[What the task requires]: Would you transcribe the whole listing exactly, minus its pictures?

##########

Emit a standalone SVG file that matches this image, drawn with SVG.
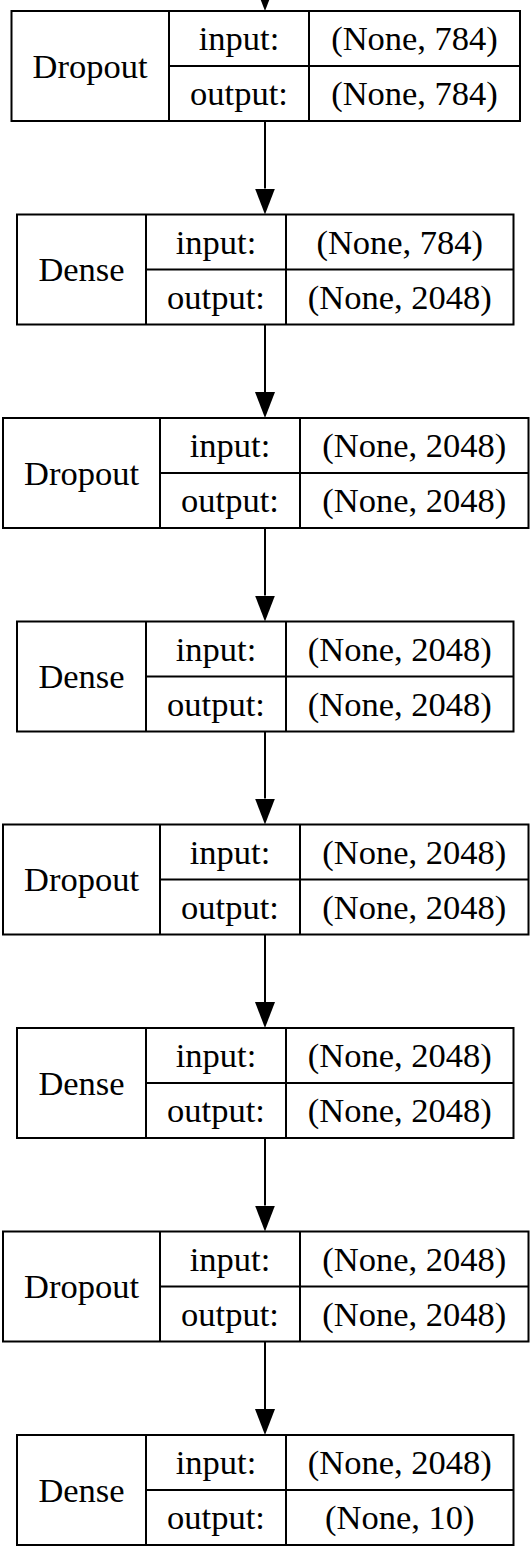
<svg xmlns="http://www.w3.org/2000/svg" width="531" height="1548" viewBox="0 0 531 1548">
<style>
.box{fill:#fff;stroke:#000;stroke-width:2}
.ln{stroke:#000;stroke-width:2;fill:none}
.t{font-family:"Liberation Serif","Times New Roman",serif;font-size:34.5px;fill:#000;text-anchor:middle}
.edge{stroke:#000;stroke-width:2;fill:none;marker-end:url(#ah)}
</style>
<defs>
<marker id="ah" markerUnits="userSpaceOnUse" markerWidth="26" markerHeight="20" viewBox="0 0 26 20" refX="0" refY="10" orient="auto">
<path d="M0,0 L26,10 L0,20 Z" fill="#000"/>
</marker>
</defs>
<rect width="531" height="1548" fill="#fff"/>
<g id="connectors">
<line class="edge" x1="265" y1="-30" x2="265" y2="-15"/>
<line class="edge" x1="265" y1="121" x2="265" y2="188.5"/>
<line class="edge" x1="265" y1="324.5" x2="265" y2="392"/>
<line class="edge" x1="265" y1="528" x2="265" y2="595.5"/>
<line class="edge" x1="265" y1="731.5" x2="265" y2="798.5"/>
<line class="edge" x1="265" y1="934.5" x2="265" y2="1002"/>
<line class="edge" x1="265" y1="1138" x2="265" y2="1205.5"/>
<line class="edge" x1="265" y1="1341.5" x2="265" y2="1409"/>
</g>
<g id="node0">
<rect class="box" x="11.5" y="11" width="508.5" height="110"/>
<line class="ln" x1="169" y1="11" x2="169" y2="121"/>
<line class="ln" x1="309" y1="11" x2="309" y2="121"/>
<line class="ln" x1="169" y1="66" x2="520" y2="66"/>
<text class="t" x="90" y="77.5">Dropout</text>
<text class="t" x="239" y="50">input:</text>
<text class="t" x="239" y="105">output:</text>
<text class="t" x="414.5" y="50">(None, 784)</text>
<text class="t" x="414.5" y="105">(None, 784)</text>
</g>
<g id="node1">
<rect class="box" x="17" y="214.5" width="496.5" height="110"/>
<line class="ln" x1="146" y1="214.5" x2="146" y2="324.5"/>
<line class="ln" x1="286" y1="214.5" x2="286" y2="324.5"/>
<line class="ln" x1="146" y1="269.5" x2="513.5" y2="269.5"/>
<text class="t" x="81.5" y="281">Dense</text>
<text class="t" x="216" y="253.5">input:</text>
<text class="t" x="216" y="308.5">output:</text>
<text class="t" x="399.75" y="253.5">(None, 784)</text>
<text class="t" x="399.75" y="308.5">(None, 2048)</text>
</g>
<g id="node2">
<rect class="box" x="3" y="418" width="525.5" height="110"/>
<line class="ln" x1="160" y1="418" x2="160" y2="528"/>
<line class="ln" x1="300" y1="418" x2="300" y2="528"/>
<line class="ln" x1="160" y1="473" x2="528.5" y2="473"/>
<text class="t" x="81.5" y="484.5">Dropout</text>
<text class="t" x="230" y="457">input:</text>
<text class="t" x="230" y="512">output:</text>
<text class="t" x="414.25" y="457">(None, 2048)</text>
<text class="t" x="414.25" y="512">(None, 2048)</text>
</g>
<g id="node3">
<rect class="box" x="17" y="621.5" width="496.5" height="110"/>
<line class="ln" x1="146" y1="621.5" x2="146" y2="731.5"/>
<line class="ln" x1="286" y1="621.5" x2="286" y2="731.5"/>
<line class="ln" x1="146" y1="676.5" x2="513.5" y2="676.5"/>
<text class="t" x="81.5" y="688">Dense</text>
<text class="t" x="216" y="660.5">input:</text>
<text class="t" x="216" y="715.5">output:</text>
<text class="t" x="399.75" y="660.5">(None, 2048)</text>
<text class="t" x="399.75" y="715.5">(None, 2048)</text>
</g>
<g id="node4">
<rect class="box" x="3" y="824.5" width="525.5" height="110"/>
<line class="ln" x1="160" y1="824.5" x2="160" y2="934.5"/>
<line class="ln" x1="300" y1="824.5" x2="300" y2="934.5"/>
<line class="ln" x1="160" y1="879.5" x2="528.5" y2="879.5"/>
<text class="t" x="81.5" y="891">Dropout</text>
<text class="t" x="230" y="863.5">input:</text>
<text class="t" x="230" y="918.5">output:</text>
<text class="t" x="414.25" y="863.5">(None, 2048)</text>
<text class="t" x="414.25" y="918.5">(None, 2048)</text>
</g>
<g id="node5">
<rect class="box" x="17" y="1028" width="496.5" height="110"/>
<line class="ln" x1="146" y1="1028" x2="146" y2="1138"/>
<line class="ln" x1="286" y1="1028" x2="286" y2="1138"/>
<line class="ln" x1="146" y1="1083" x2="513.5" y2="1083"/>
<text class="t" x="81.5" y="1094.5">Dense</text>
<text class="t" x="216" y="1067">input:</text>
<text class="t" x="216" y="1122">output:</text>
<text class="t" x="399.75" y="1067">(None, 2048)</text>
<text class="t" x="399.75" y="1122">(None, 2048)</text>
</g>
<g id="node6">
<rect class="box" x="3" y="1231.5" width="525.5" height="110"/>
<line class="ln" x1="160" y1="1231.5" x2="160" y2="1341.5"/>
<line class="ln" x1="300" y1="1231.5" x2="300" y2="1341.5"/>
<line class="ln" x1="160" y1="1286.5" x2="528.5" y2="1286.5"/>
<text class="t" x="81.5" y="1298">Dropout</text>
<text class="t" x="230" y="1270.5">input:</text>
<text class="t" x="230" y="1325.5">output:</text>
<text class="t" x="414.25" y="1270.5">(None, 2048)</text>
<text class="t" x="414.25" y="1325.5">(None, 2048)</text>
</g>
<g id="node7">
<rect class="box" x="17" y="1435" width="496.5" height="110"/>
<line class="ln" x1="146" y1="1435" x2="146" y2="1545"/>
<line class="ln" x1="286" y1="1435" x2="286" y2="1545"/>
<line class="ln" x1="146" y1="1490" x2="513.5" y2="1490"/>
<text class="t" x="81.5" y="1501.5">Dense</text>
<text class="t" x="216" y="1474">input:</text>
<text class="t" x="216" y="1529">output:</text>
<text class="t" x="399.75" y="1474">(None, 2048)</text>
<text class="t" x="399.75" y="1529">(None, 10)</text>
</g>
</svg>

##########

[The solution]:
Emit a standalone SVG file that matches this image, drawn with SVG.
<svg xmlns="http://www.w3.org/2000/svg" width="531" height="1548" viewBox="0 0 531 1548">
<style>
.box{fill:#fff;stroke:#000;stroke-width:2}
.ln{stroke:#000;stroke-width:2;fill:none}
.t{font-family:"Liberation Serif","Times New Roman",serif;font-size:34.5px;fill:#000;text-anchor:middle}
.edge{stroke:#000;stroke-width:2;fill:none;marker-end:url(#ah)}
</style>
<defs>
<marker id="ah" markerUnits="userSpaceOnUse" markerWidth="26" markerHeight="20" viewBox="0 0 26 20" refX="0" refY="10" orient="auto">
<path d="M0,0 L26,10 L0,20 Z" fill="#000"/>
</marker>
</defs>
<rect width="531" height="1548" fill="#fff"/>
<g id="connectors">
<line class="edge" x1="265" y1="-30" x2="265" y2="-15"/>
<line class="edge" x1="265" y1="121" x2="265" y2="188.5"/>
<line class="edge" x1="265" y1="324.5" x2="265" y2="392"/>
<line class="edge" x1="265" y1="528" x2="265" y2="595.5"/>
<line class="edge" x1="265" y1="731.5" x2="265" y2="798.5"/>
<line class="edge" x1="265" y1="934.5" x2="265" y2="1002"/>
<line class="edge" x1="265" y1="1138" x2="265" y2="1205.5"/>
<line class="edge" x1="265" y1="1341.5" x2="265" y2="1409"/>
</g>
<g id="node0">
<rect class="box" x="11.5" y="11" width="508.5" height="110"/>
<line class="ln" x1="169" y1="11" x2="169" y2="121"/>
<line class="ln" x1="309" y1="11" x2="309" y2="121"/>
<line class="ln" x1="169" y1="66" x2="520" y2="66"/>
<text class="t" x="90" y="77.5">Dropout</text>
<text class="t" x="239" y="50">input:</text>
<text class="t" x="239" y="105">output:</text>
<text class="t" x="414.5" y="50">(None, 784)</text>
<text class="t" x="414.5" y="105">(None, 784)</text>
</g>
<g id="node1">
<rect class="box" x="17" y="214.5" width="496.5" height="110"/>
<line class="ln" x1="146" y1="214.5" x2="146" y2="324.5"/>
<line class="ln" x1="286" y1="214.5" x2="286" y2="324.5"/>
<line class="ln" x1="146" y1="269.5" x2="513.5" y2="269.5"/>
<text class="t" x="81.5" y="281">Dense</text>
<text class="t" x="216" y="253.5">input:</text>
<text class="t" x="216" y="308.5">output:</text>
<text class="t" x="399.75" y="253.5">(None, 784)</text>
<text class="t" x="399.75" y="308.5">(None, 2048)</text>
</g>
<g id="node2">
<rect class="box" x="3" y="418" width="525.5" height="110"/>
<line class="ln" x1="160" y1="418" x2="160" y2="528"/>
<line class="ln" x1="300" y1="418" x2="300" y2="528"/>
<line class="ln" x1="160" y1="473" x2="528.5" y2="473"/>
<text class="t" x="81.5" y="484.5">Dropout</text>
<text class="t" x="230" y="457">input:</text>
<text class="t" x="230" y="512">output:</text>
<text class="t" x="414.25" y="457">(None, 2048)</text>
<text class="t" x="414.25" y="512">(None, 2048)</text>
</g>
<g id="node3">
<rect class="box" x="17" y="621.5" width="496.5" height="110"/>
<line class="ln" x1="146" y1="621.5" x2="146" y2="731.5"/>
<line class="ln" x1="286" y1="621.5" x2="286" y2="731.5"/>
<line class="ln" x1="146" y1="676.5" x2="513.5" y2="676.5"/>
<text class="t" x="81.5" y="688">Dense</text>
<text class="t" x="216" y="660.5">input:</text>
<text class="t" x="216" y="715.5">output:</text>
<text class="t" x="399.75" y="660.5">(None, 2048)</text>
<text class="t" x="399.75" y="715.5">(None, 2048)</text>
</g>
<g id="node4">
<rect class="box" x="3" y="824.5" width="525.5" height="110"/>
<line class="ln" x1="160" y1="824.5" x2="160" y2="934.5"/>
<line class="ln" x1="300" y1="824.5" x2="300" y2="934.5"/>
<line class="ln" x1="160" y1="879.5" x2="528.5" y2="879.5"/>
<text class="t" x="81.5" y="891">Dropout</text>
<text class="t" x="230" y="863.5">input:</text>
<text class="t" x="230" y="918.5">output:</text>
<text class="t" x="414.25" y="863.5">(None, 2048)</text>
<text class="t" x="414.25" y="918.5">(None, 2048)</text>
</g>
<g id="node5">
<rect class="box" x="17" y="1028" width="496.5" height="110"/>
<line class="ln" x1="146" y1="1028" x2="146" y2="1138"/>
<line class="ln" x1="286" y1="1028" x2="286" y2="1138"/>
<line class="ln" x1="146" y1="1083" x2="513.5" y2="1083"/>
<text class="t" x="81.5" y="1094.5">Dense</text>
<text class="t" x="216" y="1067">input:</text>
<text class="t" x="216" y="1122">output:</text>
<text class="t" x="399.75" y="1067">(None, 2048)</text>
<text class="t" x="399.75" y="1122">(None, 2048)</text>
</g>
<g id="node6">
<rect class="box" x="3" y="1231.5" width="525.5" height="110"/>
<line class="ln" x1="160" y1="1231.5" x2="160" y2="1341.5"/>
<line class="ln" x1="300" y1="1231.5" x2="300" y2="1341.5"/>
<line class="ln" x1="160" y1="1286.5" x2="528.5" y2="1286.5"/>
<text class="t" x="81.5" y="1298">Dropout</text>
<text class="t" x="230" y="1270.5">input:</text>
<text class="t" x="230" y="1325.5">output:</text>
<text class="t" x="414.25" y="1270.5">(None, 2048)</text>
<text class="t" x="414.25" y="1325.5">(None, 2048)</text>
</g>
<g id="node7">
<rect class="box" x="17" y="1435" width="496.5" height="110"/>
<line class="ln" x1="146" y1="1435" x2="146" y2="1545"/>
<line class="ln" x1="286" y1="1435" x2="286" y2="1545"/>
<line class="ln" x1="146" y1="1490" x2="513.5" y2="1490"/>
<text class="t" x="81.5" y="1501.5">Dense</text>
<text class="t" x="216" y="1474">input:</text>
<text class="t" x="216" y="1529">output:</text>
<text class="t" x="399.75" y="1474">(None, 2048)</text>
<text class="t" x="399.75" y="1529">(None, 10)</text>
</g>
</svg>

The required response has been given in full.